§ **SET PROBLEM**
Skip all pictures, then print the remaining material exactly.
--- START INFORMATION PROVIDED ---
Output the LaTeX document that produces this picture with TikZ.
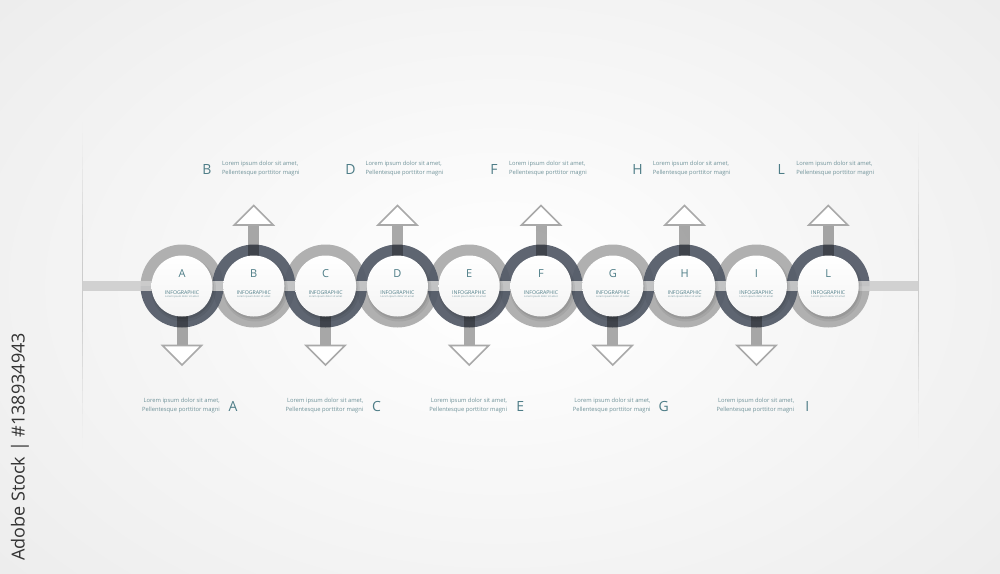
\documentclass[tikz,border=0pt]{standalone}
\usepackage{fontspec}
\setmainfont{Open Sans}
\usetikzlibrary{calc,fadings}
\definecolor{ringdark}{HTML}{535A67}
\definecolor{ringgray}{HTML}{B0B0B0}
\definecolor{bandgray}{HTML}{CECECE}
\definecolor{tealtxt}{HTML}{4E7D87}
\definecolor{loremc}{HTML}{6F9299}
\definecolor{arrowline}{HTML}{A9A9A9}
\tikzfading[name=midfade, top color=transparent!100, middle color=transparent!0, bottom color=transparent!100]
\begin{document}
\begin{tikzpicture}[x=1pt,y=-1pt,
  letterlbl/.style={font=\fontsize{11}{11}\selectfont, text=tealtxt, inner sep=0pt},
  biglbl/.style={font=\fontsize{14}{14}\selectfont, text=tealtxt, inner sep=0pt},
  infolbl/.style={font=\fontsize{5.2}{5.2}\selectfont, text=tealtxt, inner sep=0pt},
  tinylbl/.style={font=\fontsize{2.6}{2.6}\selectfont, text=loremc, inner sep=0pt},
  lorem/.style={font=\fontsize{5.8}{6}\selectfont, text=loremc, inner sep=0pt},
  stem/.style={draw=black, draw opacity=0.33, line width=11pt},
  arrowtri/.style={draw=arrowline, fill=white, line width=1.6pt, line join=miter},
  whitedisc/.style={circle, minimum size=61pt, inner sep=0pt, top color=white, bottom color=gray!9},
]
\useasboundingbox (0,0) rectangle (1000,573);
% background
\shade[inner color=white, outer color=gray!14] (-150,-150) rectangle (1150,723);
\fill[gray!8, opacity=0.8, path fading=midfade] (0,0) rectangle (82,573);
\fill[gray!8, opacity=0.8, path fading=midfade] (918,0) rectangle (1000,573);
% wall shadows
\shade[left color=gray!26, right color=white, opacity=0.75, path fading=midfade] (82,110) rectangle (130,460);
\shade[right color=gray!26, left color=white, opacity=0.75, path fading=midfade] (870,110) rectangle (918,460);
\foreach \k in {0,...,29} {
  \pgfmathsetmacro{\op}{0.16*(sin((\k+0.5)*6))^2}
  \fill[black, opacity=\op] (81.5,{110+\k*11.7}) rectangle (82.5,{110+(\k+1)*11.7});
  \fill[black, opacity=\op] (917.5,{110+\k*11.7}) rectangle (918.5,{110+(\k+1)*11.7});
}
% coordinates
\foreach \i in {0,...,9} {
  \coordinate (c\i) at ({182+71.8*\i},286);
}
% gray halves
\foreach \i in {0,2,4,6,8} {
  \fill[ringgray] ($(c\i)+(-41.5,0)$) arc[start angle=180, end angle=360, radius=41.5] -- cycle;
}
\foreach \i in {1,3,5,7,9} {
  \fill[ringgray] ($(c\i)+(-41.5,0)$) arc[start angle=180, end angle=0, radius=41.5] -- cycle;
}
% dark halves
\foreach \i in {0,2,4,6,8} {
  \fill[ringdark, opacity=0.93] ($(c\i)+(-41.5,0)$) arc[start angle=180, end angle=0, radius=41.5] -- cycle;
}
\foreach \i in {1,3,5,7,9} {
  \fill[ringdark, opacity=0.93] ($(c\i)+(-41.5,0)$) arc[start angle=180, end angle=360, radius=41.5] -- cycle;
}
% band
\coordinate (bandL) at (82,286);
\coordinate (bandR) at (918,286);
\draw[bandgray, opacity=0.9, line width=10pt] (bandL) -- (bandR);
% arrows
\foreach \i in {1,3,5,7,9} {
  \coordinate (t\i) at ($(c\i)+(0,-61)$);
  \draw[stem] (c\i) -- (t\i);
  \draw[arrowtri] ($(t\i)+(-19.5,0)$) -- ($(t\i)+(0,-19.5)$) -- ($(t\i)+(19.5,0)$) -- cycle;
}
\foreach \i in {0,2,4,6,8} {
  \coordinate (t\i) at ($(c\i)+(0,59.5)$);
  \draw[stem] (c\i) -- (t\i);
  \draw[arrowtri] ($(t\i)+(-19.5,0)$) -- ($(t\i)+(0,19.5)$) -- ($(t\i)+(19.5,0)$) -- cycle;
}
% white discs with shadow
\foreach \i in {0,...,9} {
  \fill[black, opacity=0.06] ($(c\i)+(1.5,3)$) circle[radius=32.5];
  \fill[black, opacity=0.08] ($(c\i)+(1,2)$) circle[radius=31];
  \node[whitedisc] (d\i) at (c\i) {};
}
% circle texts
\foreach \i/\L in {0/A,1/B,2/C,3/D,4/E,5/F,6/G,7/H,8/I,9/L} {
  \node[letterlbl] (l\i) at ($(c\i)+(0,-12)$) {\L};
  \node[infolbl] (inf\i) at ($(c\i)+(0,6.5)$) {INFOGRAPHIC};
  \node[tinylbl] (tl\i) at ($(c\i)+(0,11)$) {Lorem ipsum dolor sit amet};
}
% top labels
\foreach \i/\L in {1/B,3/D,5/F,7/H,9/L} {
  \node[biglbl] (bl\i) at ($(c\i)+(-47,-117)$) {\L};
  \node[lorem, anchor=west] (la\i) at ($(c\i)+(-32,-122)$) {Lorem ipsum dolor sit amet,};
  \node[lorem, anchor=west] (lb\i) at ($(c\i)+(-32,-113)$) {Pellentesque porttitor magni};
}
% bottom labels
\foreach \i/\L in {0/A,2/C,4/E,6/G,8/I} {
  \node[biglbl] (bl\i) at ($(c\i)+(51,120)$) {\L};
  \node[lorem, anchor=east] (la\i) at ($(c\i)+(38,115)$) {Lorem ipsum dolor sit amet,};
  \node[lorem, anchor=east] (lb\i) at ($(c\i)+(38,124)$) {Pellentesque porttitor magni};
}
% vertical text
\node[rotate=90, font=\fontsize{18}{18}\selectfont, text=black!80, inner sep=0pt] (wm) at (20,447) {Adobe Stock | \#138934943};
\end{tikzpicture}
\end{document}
--- END INFORMATION PROVIDED ---
§ **EXERCISE SOLUTION**
Output the LaTeX document that produces this picture with TikZ.
\documentclass[tikz,border=0pt]{standalone}
\usepackage{fontspec}
\setmainfont{Open Sans}
\usetikzlibrary{calc,fadings}
\definecolor{ringdark}{HTML}{535A67}
\definecolor{ringgray}{HTML}{B0B0B0}
\definecolor{bandgray}{HTML}{CECECE}
\definecolor{tealtxt}{HTML}{4E7D87}
\definecolor{loremc}{HTML}{6F9299}
\definecolor{arrowline}{HTML}{A9A9A9}
\tikzfading[name=midfade, top color=transparent!100, middle color=transparent!0, bottom color=transparent!100]
\begin{document}
\begin{tikzpicture}[x=1pt,y=-1pt,
  letterlbl/.style={font=\fontsize{11}{11}\selectfont, text=tealtxt, inner sep=0pt},
  biglbl/.style={font=\fontsize{14}{14}\selectfont, text=tealtxt, inner sep=0pt},
  infolbl/.style={font=\fontsize{5.2}{5.2}\selectfont, text=tealtxt, inner sep=0pt},
  tinylbl/.style={font=\fontsize{2.6}{2.6}\selectfont, text=loremc, inner sep=0pt},
  lorem/.style={font=\fontsize{5.8}{6}\selectfont, text=loremc, inner sep=0pt},
  stem/.style={draw=black, draw opacity=0.33, line width=11pt},
  arrowtri/.style={draw=arrowline, fill=white, line width=1.6pt, line join=miter},
  whitedisc/.style={circle, minimum size=61pt, inner sep=0pt, top color=white, bottom color=gray!9},
]
\useasboundingbox (0,0) rectangle (1000,573);
% background
\shade[inner color=white, outer color=gray!14] (-150,-150) rectangle (1150,723);
\fill[gray!8, opacity=0.8, path fading=midfade] (0,0) rectangle (82,573);
\fill[gray!8, opacity=0.8, path fading=midfade] (918,0) rectangle (1000,573);
% wall shadows
\shade[left color=gray!26, right color=white, opacity=0.75, path fading=midfade] (82,110) rectangle (130,460);
\shade[right color=gray!26, left color=white, opacity=0.75, path fading=midfade] (870,110) rectangle (918,460);
\foreach \k in {0,...,29} {
  \pgfmathsetmacro{\op}{0.16*(sin((\k+0.5)*6))^2}
  \fill[black, opacity=\op] (81.5,{110+\k*11.7}) rectangle (82.5,{110+(\k+1)*11.7});
  \fill[black, opacity=\op] (917.5,{110+\k*11.7}) rectangle (918.5,{110+(\k+1)*11.7});
}
% coordinates
\foreach \i in {0,...,9} {
  \coordinate (c\i) at ({182+71.8*\i},286);
}
% gray halves
\foreach \i in {0,2,4,6,8} {
  \fill[ringgray] ($(c\i)+(-41.5,0)$) arc[start angle=180, end angle=360, radius=41.5] -- cycle;
}
\foreach \i in {1,3,5,7,9} {
  \fill[ringgray] ($(c\i)+(-41.5,0)$) arc[start angle=180, end angle=0, radius=41.5] -- cycle;
}
% dark halves
\foreach \i in {0,2,4,6,8} {
  \fill[ringdark, opacity=0.93] ($(c\i)+(-41.5,0)$) arc[start angle=180, end angle=0, radius=41.5] -- cycle;
}
\foreach \i in {1,3,5,7,9} {
  \fill[ringdark, opacity=0.93] ($(c\i)+(-41.5,0)$) arc[start angle=180, end angle=360, radius=41.5] -- cycle;
}
% band
\coordinate (bandL) at (82,286);
\coordinate (bandR) at (918,286);
\draw[bandgray, opacity=0.9, line width=10pt] (bandL) -- (bandR);
% arrows
\foreach \i in {1,3,5,7,9} {
  \coordinate (t\i) at ($(c\i)+(0,-61)$);
  \draw[stem] (c\i) -- (t\i);
  \draw[arrowtri] ($(t\i)+(-19.5,0)$) -- ($(t\i)+(0,-19.5)$) -- ($(t\i)+(19.5,0)$) -- cycle;
}
\foreach \i in {0,2,4,6,8} {
  \coordinate (t\i) at ($(c\i)+(0,59.5)$);
  \draw[stem] (c\i) -- (t\i);
  \draw[arrowtri] ($(t\i)+(-19.5,0)$) -- ($(t\i)+(0,19.5)$) -- ($(t\i)+(19.5,0)$) -- cycle;
}
% white discs with shadow
\foreach \i in {0,...,9} {
  \fill[black, opacity=0.06] ($(c\i)+(1.5,3)$) circle[radius=32.5];
  \fill[black, opacity=0.08] ($(c\i)+(1,2)$) circle[radius=31];
  \node[whitedisc] (d\i) at (c\i) {};
}
% circle texts
\foreach \i/\L in {0/A,1/B,2/C,3/D,4/E,5/F,6/G,7/H,8/I,9/L} {
  \node[letterlbl] (l\i) at ($(c\i)+(0,-12)$) {\L};
  \node[infolbl] (inf\i) at ($(c\i)+(0,6.5)$) {INFOGRAPHIC};
  \node[tinylbl] (tl\i) at ($(c\i)+(0,11)$) {Lorem ipsum dolor sit amet};
}
% top labels
\foreach \i/\L in {1/B,3/D,5/F,7/H,9/L} {
  \node[biglbl] (bl\i) at ($(c\i)+(-47,-117)$) {\L};
  \node[lorem, anchor=west] (la\i) at ($(c\i)+(-32,-122)$) {Lorem ipsum dolor sit amet,};
  \node[lorem, anchor=west] (lb\i) at ($(c\i)+(-32,-113)$) {Pellentesque porttitor magni};
}
% bottom labels
\foreach \i/\L in {0/A,2/C,4/E,6/G,8/I} {
  \node[biglbl] (bl\i) at ($(c\i)+(51,120)$) {\L};
  \node[lorem, anchor=east] (la\i) at ($(c\i)+(38,115)$) {Lorem ipsum dolor sit amet,};
  \node[lorem, anchor=east] (lb\i) at ($(c\i)+(38,124)$) {Pellentesque porttitor magni};
}
% vertical text
\node[rotate=90, font=\fontsize{18}{18}\selectfont, text=black!80, inner sep=0pt] (wm) at (20,447) {Adobe Stock | \#138934943};
\end{tikzpicture}
\end{document}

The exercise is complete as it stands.